**EXERCISE DESCRIPTION:** Look through the data below and output, unchanged, every line from the one holding "Output the Python" through the one holding "from bokeh.resources import INLINE", inclusive. Skip the pictures.

**RECORDS:**
━━━
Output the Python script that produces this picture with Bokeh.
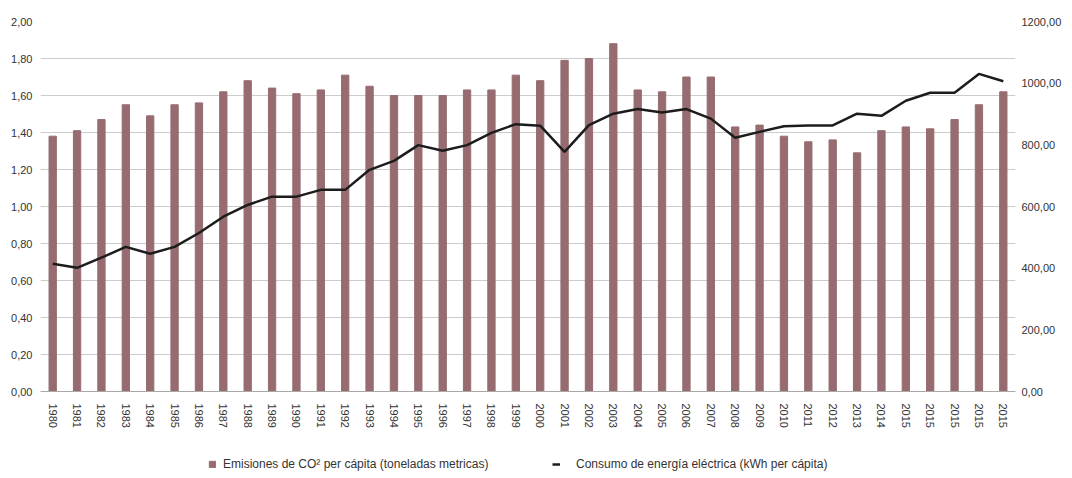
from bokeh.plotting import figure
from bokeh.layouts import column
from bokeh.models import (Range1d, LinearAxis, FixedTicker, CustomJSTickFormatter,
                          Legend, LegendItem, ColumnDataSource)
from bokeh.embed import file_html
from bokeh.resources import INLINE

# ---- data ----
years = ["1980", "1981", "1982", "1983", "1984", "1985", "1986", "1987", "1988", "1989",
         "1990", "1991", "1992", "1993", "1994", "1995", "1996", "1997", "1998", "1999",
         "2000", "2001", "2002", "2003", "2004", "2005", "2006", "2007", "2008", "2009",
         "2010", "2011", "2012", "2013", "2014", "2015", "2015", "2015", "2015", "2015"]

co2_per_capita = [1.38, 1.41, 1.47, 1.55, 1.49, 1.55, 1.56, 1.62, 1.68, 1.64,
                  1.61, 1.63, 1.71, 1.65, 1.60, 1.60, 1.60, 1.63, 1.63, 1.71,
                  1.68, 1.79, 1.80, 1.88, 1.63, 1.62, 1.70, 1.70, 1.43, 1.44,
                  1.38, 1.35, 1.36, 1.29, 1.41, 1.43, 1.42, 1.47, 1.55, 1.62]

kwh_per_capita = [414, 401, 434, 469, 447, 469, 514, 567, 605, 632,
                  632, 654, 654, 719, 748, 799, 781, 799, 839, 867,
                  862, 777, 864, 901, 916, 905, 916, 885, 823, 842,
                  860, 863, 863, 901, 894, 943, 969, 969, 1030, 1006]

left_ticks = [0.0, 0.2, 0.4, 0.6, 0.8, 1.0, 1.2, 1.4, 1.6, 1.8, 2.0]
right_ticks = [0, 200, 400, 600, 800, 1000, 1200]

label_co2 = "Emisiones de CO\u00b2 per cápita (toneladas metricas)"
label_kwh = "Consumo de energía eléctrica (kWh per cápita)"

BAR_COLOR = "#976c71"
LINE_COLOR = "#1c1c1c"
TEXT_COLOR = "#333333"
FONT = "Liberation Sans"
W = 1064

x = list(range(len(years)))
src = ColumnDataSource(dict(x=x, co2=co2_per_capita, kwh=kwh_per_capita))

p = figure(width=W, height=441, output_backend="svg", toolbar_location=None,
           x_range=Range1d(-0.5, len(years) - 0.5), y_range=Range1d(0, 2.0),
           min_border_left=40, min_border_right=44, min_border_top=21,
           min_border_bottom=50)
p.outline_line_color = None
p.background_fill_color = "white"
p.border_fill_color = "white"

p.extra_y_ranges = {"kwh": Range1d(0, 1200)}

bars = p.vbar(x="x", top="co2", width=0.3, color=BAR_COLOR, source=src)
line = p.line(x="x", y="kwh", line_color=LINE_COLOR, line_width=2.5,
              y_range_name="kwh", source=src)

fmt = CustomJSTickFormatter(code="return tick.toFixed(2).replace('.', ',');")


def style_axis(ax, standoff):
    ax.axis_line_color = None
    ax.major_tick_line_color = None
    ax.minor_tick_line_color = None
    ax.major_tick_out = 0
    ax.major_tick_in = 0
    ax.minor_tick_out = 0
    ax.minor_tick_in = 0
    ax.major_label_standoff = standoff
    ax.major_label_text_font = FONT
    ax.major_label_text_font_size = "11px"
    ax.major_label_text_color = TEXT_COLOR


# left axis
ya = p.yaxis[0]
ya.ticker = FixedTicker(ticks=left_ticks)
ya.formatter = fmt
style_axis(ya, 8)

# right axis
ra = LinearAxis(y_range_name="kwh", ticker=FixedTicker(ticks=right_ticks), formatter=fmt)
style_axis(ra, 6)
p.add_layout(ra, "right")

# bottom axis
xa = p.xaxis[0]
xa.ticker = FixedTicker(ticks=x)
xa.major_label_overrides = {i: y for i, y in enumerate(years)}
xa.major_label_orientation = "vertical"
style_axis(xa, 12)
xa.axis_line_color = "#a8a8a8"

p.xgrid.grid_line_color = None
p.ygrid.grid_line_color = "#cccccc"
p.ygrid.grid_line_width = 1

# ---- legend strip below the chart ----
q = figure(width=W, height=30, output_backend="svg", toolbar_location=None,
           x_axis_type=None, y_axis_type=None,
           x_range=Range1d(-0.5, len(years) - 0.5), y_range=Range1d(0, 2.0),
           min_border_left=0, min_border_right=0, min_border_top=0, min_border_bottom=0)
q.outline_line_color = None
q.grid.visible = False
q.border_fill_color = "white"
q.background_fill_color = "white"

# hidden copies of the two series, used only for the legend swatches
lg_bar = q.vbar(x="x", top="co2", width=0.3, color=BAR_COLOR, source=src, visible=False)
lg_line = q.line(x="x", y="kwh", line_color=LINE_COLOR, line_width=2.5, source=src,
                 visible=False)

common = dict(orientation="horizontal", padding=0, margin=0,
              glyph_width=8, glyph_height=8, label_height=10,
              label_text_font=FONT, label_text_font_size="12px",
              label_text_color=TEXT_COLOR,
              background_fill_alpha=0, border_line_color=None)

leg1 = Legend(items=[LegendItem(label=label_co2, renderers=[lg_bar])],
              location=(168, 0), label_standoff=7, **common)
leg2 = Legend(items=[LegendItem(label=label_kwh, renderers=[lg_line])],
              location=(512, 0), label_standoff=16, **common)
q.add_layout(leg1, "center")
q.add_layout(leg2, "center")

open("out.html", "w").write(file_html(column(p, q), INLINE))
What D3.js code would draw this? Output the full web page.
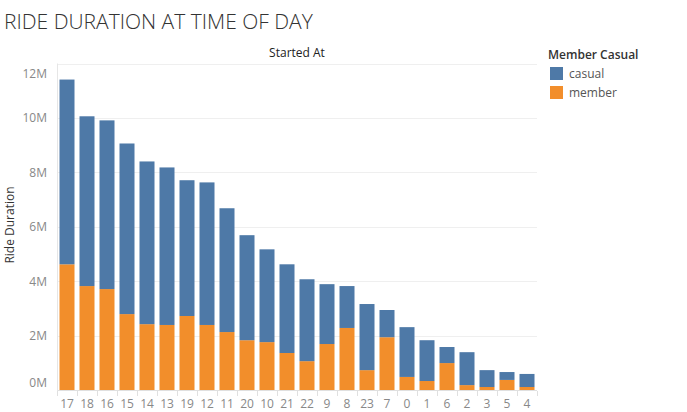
━━━
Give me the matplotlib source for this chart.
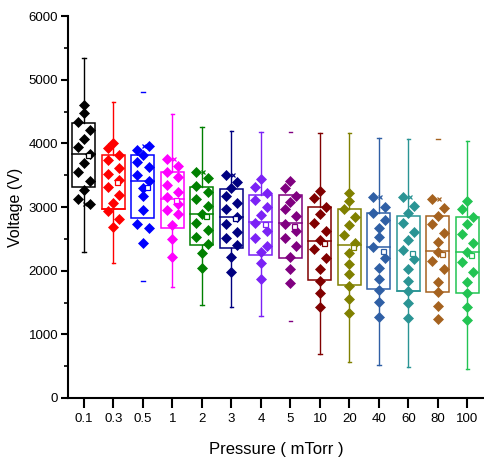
━━━
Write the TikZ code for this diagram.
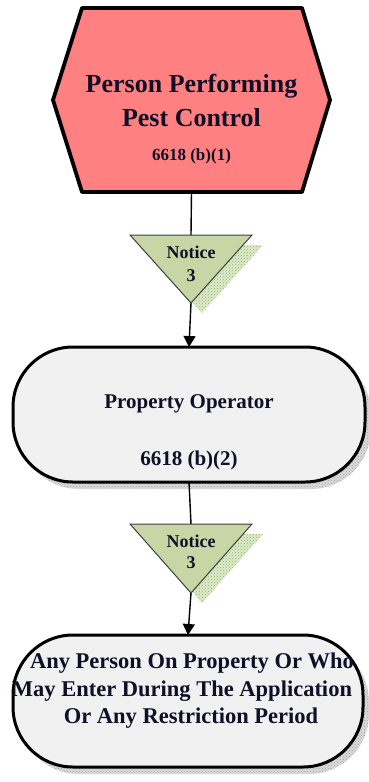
━━━
**SOLUTION TO THE EXERCISE:**
Output the Python script that produces this picture with Bokeh.
from bokeh.plotting import figure
from bokeh.layouts import column
from bokeh.models import (Range1d, LinearAxis, FixedTicker, CustomJSTickFormatter,
                          Legend, LegendItem, ColumnDataSource)
from bokeh.embed import file_html
from bokeh.resources import INLINE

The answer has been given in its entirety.